29 July – No. 77 Squadron returns to the skies over Korea, flying sorties from Kimpo airfield, and marking the first clash between the squadron’s Meteors and Chinese MiGs flown by veteran Russian pilots.

3–8 October – As part of Operation Commando, 3RAR, supported by New Zealand artillery and British tanks, attacks and captures the strategically important hill known as Maryang San.

5 October – HMAS Sydney (III) begins operations in Korean waters. Aboard Sydney are three squadrons of the RAN Fleet Air Arm: No. 805 and No. 808 Squadrons, flying Sea Fury fighters, and No. 817 Squadron, flying Fairey Firefly aircraft. Over four months Sydney’s aircraft flew 2,366 sorties for the loss of 11 aircraft and three pilots killed.

25 October – Truce talks resume, taking place at Panmunjom.

4 November – A Chinese attack drives British troops from Maryang San.

12 November – The UN offensive is called off by General Matthew Ridgway. The static phase of the Korean War begins.

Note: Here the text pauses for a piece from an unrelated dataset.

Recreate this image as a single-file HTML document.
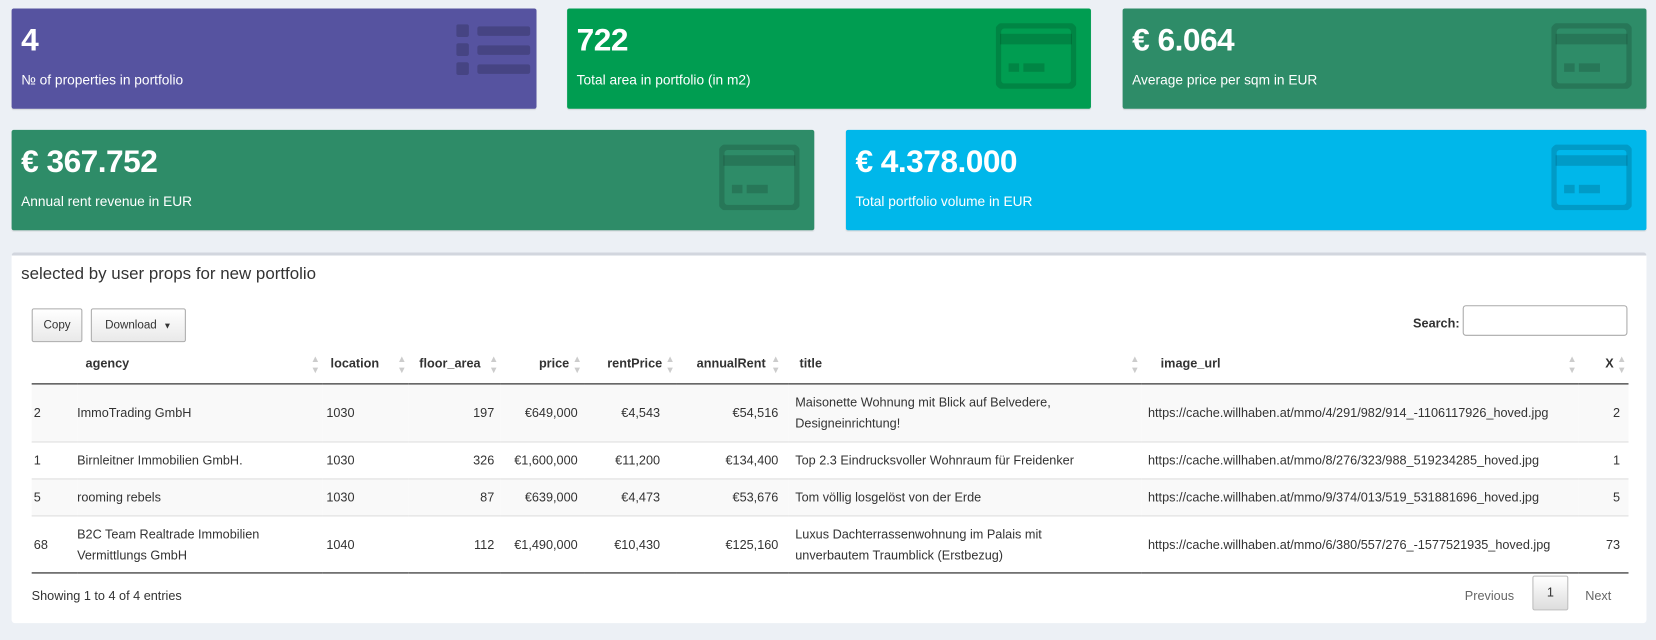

1 December – Fourteen Meteors of No. 77 Squadron are involved in a dogfight with 50 MiGs. Three Meteors are shot down, and one pilot is killed for the loss of one MiG. The following day, the squadron is prevented from flying fighter sweeps to the border of North Korea and China. No. 77 Squadron returns to their original ground-attack role.

1952

6 April – 1st Battalion, Royal Australian Regiment (1RAR), arrives in Korea, joining 3RAR in the 28th Brigade.

12 May – General Mark Clark takes over command of UN forces from General Matthew Ridgway.

2 July – As part of Operation Blaze, A Company, 1RAR, led by Major David Thompson, raids Chinese positions on Hill 227. The Chinese positions are largely destroyed, but the Australians are forced to withdraw under heavy Chinese artillery fire and infantry counter-attacks. A Company suffers three men killed and 34 wounded, one of whom died the following day. Thompson is later awarded the Military Cross for his leadership and courage.

July–September – As part of a wider naval blockade action, HMAS Murchison undertakes Operation Han, engaging North Korean targets along the Han River near Kaesong. Murchison’s actions during this operation were highly commended by the commander of the force.

13–14 August – B Company, 3RAR, is tasked with Operation Buffalo, raiding a Chinese position known as Hill 75. The raiding party quickly captures Chinese positions, but owing to the ferocity of the fighting is unable to secure a prisoner. The company is withdrawn in the early hours of the following morning. Australian casualties for the operation are two killed, 22 wounded and one missing.

10–11 December – 1RAR launches Operation Fauna, a raid on Chinese positions on Hill 355, in an attempt to capture a prisoner and identify the Chinese unit facing the Australians. The attack proceeds in icy weather and, after an initial surprise, the Chinese fight back, forcing 1RAR to withdraw. The Australians suffer 22 men wounded and three missing.

1953

31 January – The 1st Commonwealth Division is withdrawn from front-line operations for rest, having been involved in extensive combat operations since its inception.

16 March – No. 77 Squadron destroys more than 90 North Korean and Chinese trucks during ground-attack operations.

21 March – 1RAR is replaced by the 2nd Battalion, Royal Australian Regiment (2RAR).

27 March – The last air-to-air combat between No. 77 Squadron’s Meteors and Chinese MiGs occurs. No losses are reported on either side.

8 April – The 1st Commonwealth Division returns to the front line.

9–10 July – The 28th Brigade is sent to the position known as ‘the Hook’ to replace the British 29th Brigade. 2RAR and 3RAR are made the forward battalions on the Hook.

19 July – Terms for the armistice in Korea are agreed by UN, Chinese and North Korean delegates at Panmunjom.

24–27 July – Chinese forces launch a last offensive against the Australians at the Hook and nearby US Marines in order to capture strategic high ground, suffering heavy casualties for no gain. 2RAR suffer six men killed or dead from wounds, and 24 wounded.

27 July – The armistice is signed at 10 am at Panmunjom while fighting is still going on near the Hook. The armistice takes effect at 10 pm.